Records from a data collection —

+++

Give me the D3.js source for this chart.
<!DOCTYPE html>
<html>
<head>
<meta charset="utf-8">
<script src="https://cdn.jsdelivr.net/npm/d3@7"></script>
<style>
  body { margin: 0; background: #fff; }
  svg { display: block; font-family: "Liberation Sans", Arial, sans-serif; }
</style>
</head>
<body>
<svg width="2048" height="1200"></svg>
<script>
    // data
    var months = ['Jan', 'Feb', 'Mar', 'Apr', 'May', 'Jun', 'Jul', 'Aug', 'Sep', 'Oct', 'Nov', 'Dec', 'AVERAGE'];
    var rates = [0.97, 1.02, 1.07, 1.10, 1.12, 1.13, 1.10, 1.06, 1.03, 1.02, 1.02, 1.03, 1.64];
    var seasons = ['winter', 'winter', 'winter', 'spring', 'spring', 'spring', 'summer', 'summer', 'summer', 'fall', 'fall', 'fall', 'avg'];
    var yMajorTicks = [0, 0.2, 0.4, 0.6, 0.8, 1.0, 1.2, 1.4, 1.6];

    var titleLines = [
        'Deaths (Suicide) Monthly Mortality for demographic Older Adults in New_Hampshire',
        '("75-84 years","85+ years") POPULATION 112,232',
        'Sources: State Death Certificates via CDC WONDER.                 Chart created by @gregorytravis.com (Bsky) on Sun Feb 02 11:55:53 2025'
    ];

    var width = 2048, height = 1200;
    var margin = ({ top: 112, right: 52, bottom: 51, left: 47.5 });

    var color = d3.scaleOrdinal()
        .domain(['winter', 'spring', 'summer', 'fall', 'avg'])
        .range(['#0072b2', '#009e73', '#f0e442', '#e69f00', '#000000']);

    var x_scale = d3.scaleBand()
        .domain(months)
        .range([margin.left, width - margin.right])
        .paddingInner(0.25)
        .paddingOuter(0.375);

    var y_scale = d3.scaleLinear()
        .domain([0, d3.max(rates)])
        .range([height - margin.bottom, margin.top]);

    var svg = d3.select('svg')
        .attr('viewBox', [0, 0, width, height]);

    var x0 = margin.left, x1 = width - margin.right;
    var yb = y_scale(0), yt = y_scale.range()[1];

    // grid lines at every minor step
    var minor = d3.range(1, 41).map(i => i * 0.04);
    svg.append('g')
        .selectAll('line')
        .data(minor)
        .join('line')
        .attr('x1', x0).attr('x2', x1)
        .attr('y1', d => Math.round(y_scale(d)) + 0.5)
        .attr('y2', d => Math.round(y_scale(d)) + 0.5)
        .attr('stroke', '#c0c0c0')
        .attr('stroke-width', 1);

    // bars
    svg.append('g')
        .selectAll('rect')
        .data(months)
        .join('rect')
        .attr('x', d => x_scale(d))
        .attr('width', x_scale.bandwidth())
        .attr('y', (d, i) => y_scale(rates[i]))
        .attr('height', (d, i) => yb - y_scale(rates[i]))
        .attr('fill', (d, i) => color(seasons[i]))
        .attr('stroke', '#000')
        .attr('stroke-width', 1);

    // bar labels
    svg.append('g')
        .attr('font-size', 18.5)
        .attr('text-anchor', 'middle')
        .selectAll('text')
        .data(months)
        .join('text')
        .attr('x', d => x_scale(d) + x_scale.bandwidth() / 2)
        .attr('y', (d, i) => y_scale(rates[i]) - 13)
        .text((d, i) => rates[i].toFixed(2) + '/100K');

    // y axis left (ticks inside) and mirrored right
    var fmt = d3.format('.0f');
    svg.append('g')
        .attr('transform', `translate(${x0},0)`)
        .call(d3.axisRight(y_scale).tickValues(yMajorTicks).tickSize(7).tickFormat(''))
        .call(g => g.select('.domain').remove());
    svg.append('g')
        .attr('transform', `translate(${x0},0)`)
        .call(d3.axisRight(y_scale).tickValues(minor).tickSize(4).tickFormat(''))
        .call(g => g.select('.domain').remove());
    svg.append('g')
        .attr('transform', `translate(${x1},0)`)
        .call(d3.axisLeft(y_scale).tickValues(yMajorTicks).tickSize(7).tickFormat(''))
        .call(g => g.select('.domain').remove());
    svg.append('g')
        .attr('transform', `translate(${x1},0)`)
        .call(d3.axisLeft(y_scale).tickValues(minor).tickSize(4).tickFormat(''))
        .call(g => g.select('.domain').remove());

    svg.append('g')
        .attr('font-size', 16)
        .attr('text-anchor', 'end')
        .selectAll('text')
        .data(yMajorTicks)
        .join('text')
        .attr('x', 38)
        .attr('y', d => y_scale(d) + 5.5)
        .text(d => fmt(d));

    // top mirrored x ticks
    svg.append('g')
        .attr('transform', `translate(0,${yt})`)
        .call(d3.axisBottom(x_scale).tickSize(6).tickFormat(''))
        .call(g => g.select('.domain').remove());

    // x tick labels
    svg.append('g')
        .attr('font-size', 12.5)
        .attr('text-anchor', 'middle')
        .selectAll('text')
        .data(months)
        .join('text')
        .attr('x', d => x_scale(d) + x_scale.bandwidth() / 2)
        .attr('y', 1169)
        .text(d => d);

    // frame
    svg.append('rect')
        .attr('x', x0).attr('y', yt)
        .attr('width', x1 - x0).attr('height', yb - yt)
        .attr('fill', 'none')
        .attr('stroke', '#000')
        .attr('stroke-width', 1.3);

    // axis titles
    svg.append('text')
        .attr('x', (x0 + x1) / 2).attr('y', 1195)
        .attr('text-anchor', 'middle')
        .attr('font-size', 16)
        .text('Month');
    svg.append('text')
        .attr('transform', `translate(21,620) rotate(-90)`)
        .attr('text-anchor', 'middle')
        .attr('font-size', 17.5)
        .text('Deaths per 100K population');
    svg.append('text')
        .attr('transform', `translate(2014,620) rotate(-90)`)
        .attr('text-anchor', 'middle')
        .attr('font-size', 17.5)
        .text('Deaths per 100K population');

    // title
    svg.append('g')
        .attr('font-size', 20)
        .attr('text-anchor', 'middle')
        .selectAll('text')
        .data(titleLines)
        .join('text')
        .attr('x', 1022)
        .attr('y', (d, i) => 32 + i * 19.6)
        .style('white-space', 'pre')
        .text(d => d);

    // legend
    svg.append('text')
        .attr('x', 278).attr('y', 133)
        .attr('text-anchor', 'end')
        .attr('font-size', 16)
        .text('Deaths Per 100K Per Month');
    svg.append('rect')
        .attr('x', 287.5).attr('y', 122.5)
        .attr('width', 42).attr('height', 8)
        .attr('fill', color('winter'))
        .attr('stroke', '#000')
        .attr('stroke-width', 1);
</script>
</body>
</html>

+++

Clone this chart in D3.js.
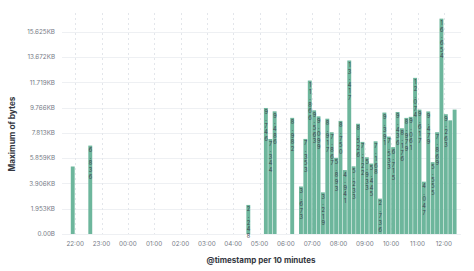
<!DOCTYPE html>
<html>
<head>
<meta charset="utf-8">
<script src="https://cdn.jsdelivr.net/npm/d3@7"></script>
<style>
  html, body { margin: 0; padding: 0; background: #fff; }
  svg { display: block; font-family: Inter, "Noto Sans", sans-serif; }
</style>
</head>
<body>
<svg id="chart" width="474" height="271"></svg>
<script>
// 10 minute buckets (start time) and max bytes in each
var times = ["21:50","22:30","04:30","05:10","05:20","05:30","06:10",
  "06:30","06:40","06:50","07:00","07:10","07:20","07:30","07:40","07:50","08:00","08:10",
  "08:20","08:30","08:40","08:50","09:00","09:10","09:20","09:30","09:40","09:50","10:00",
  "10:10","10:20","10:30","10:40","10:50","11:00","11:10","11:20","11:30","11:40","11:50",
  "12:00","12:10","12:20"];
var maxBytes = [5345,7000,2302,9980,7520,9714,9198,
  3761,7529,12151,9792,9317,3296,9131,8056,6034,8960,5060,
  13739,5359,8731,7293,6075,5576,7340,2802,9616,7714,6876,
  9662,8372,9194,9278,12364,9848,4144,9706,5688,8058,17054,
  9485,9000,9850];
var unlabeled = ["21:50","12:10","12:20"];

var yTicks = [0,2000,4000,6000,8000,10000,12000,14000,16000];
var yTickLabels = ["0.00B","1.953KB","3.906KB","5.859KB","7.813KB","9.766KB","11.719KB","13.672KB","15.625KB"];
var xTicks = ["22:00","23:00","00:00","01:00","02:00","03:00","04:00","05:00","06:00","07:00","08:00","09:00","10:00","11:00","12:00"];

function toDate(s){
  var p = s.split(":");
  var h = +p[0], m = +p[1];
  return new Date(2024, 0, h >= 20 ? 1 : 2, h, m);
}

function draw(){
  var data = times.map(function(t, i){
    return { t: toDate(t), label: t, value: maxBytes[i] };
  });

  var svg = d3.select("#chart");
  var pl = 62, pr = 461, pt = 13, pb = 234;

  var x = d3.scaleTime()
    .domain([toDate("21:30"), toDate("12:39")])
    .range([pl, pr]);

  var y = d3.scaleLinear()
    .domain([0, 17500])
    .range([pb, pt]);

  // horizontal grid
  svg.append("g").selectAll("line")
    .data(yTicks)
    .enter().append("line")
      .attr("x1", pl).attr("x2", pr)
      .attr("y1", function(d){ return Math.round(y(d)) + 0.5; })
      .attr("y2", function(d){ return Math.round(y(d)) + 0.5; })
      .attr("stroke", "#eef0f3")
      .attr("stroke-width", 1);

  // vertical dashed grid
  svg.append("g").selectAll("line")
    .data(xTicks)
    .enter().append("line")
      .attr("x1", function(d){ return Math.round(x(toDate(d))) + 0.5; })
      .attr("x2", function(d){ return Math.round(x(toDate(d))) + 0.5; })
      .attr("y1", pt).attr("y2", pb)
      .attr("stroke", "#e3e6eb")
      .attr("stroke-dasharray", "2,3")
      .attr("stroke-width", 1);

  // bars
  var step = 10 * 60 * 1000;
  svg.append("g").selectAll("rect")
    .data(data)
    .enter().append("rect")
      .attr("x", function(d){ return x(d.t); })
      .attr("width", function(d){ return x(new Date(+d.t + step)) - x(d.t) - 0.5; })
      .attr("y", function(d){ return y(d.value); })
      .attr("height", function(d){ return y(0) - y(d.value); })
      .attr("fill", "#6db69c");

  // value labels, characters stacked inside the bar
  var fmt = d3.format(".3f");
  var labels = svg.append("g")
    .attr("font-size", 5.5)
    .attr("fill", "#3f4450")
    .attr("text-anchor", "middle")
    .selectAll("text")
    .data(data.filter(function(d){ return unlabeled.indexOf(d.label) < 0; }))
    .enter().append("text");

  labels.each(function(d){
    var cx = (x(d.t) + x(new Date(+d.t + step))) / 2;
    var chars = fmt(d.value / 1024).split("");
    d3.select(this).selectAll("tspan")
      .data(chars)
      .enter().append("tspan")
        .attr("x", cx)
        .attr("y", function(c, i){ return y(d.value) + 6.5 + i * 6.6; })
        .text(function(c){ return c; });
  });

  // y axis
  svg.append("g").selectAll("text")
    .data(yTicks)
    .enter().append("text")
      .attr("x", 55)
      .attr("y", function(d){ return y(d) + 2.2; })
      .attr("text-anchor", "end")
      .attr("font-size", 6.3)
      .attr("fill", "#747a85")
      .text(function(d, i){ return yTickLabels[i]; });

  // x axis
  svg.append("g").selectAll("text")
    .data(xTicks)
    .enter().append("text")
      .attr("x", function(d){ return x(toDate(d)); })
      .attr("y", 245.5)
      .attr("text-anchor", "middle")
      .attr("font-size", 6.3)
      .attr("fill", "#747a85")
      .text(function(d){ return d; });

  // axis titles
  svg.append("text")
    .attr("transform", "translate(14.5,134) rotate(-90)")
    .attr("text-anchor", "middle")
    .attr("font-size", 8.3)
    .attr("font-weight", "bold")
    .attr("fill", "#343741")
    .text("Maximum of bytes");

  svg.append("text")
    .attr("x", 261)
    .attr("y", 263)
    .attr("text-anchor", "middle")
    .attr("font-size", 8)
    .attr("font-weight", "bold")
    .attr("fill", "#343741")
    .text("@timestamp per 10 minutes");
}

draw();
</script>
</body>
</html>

+++

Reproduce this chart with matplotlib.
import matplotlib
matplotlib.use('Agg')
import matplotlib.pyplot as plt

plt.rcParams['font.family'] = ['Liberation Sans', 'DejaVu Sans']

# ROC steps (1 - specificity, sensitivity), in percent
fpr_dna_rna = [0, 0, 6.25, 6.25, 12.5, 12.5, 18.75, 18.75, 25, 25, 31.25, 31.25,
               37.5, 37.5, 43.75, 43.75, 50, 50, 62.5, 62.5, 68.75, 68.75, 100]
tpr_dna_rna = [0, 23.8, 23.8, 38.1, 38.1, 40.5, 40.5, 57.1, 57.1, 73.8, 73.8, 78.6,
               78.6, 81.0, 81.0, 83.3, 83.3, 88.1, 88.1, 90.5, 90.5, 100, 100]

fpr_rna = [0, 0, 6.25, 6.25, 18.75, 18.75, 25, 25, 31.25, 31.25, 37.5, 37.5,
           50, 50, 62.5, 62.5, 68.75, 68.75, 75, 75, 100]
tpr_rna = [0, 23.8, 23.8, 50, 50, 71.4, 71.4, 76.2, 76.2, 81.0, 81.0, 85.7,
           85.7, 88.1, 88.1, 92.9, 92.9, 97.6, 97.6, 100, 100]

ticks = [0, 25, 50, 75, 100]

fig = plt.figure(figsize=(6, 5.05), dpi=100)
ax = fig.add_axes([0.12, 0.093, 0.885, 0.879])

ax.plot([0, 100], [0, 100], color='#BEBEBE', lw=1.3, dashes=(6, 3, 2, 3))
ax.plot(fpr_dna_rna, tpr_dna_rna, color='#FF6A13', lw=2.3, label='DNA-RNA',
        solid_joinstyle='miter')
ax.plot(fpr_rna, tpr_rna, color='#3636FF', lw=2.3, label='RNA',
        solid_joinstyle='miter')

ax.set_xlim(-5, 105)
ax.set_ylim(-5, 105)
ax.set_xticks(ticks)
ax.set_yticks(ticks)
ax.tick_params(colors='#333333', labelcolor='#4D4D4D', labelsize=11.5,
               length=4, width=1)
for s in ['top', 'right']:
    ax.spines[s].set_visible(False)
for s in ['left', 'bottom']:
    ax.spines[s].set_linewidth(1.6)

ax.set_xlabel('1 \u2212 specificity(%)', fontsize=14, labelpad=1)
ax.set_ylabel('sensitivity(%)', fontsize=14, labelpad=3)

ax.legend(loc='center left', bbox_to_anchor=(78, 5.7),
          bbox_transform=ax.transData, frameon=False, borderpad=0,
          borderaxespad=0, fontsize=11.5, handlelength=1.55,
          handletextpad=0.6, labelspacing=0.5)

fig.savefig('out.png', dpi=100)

+++

YOUR INSTRUCTIONS — As listed above, the lines from the line with "Give me the D3.js source for this chart." to the line with "var yb = y_scale(0), yt" are to be echoed exactly, with both ends included and nothing added.

SOLUTION TO THE PROBLEM —
Give me the D3.js source for this chart.
<!DOCTYPE html>
<html>
<head>
<meta charset="utf-8">
<script src="https://cdn.jsdelivr.net/npm/d3@7"></script>
<style>
  body { margin: 0; background: #fff; }
  svg { display: block; font-family: "Liberation Sans", Arial, sans-serif; }
</style>
</head>
<body>
<svg width="2048" height="1200"></svg>
<script>
    // data
    var months = ['Jan', 'Feb', 'Mar', 'Apr', 'May', 'Jun', 'Jul', 'Aug', 'Sep', 'Oct', 'Nov', 'Dec', 'AVERAGE'];
    var rates = [0.97, 1.02, 1.07, 1.10, 1.12, 1.13, 1.10, 1.06, 1.03, 1.02, 1.02, 1.03, 1.64];
    var seasons = ['winter', 'winter', 'winter', 'spring', 'spring', 'spring', 'summer', 'summer', 'summer', 'fall', 'fall', 'fall', 'avg'];
    var yMajorTicks = [0, 0.2, 0.4, 0.6, 0.8, 1.0, 1.2, 1.4, 1.6];

    var titleLines = [
        'Deaths (Suicide) Monthly Mortality for demographic Older Adults in New_Hampshire',
        '("75-84 years","85+ years") POPULATION 112,232',
        'Sources: State Death Certificates via CDC WONDER.                 Chart created by @gregorytravis.com (Bsky) on Sun Feb 02 11:55:53 2025'
    ];

    var width = 2048, height = 1200;
    var margin = ({ top: 112, right: 52, bottom: 51, left: 47.5 });

    var color = d3.scaleOrdinal()
        .domain(['winter', 'spring', 'summer', 'fall', 'avg'])
        .range(['#0072b2', '#009e73', '#f0e442', '#e69f00', '#000000']);

    var x_scale = d3.scaleBand()
        .domain(months)
        .range([margin.left, width - margin.right])
        .paddingInner(0.25)
        .paddingOuter(0.375);

    var y_scale = d3.scaleLinear()
        .domain([0, d3.max(rates)])
        .range([height - margin.bottom, margin.top]);

    var svg = d3.select('svg')
        .attr('viewBox', [0, 0, width, height]);

    var x0 = margin.left, x1 = width - margin.right;
    var yb = y_scale(0), yt = y_scale.range()[1];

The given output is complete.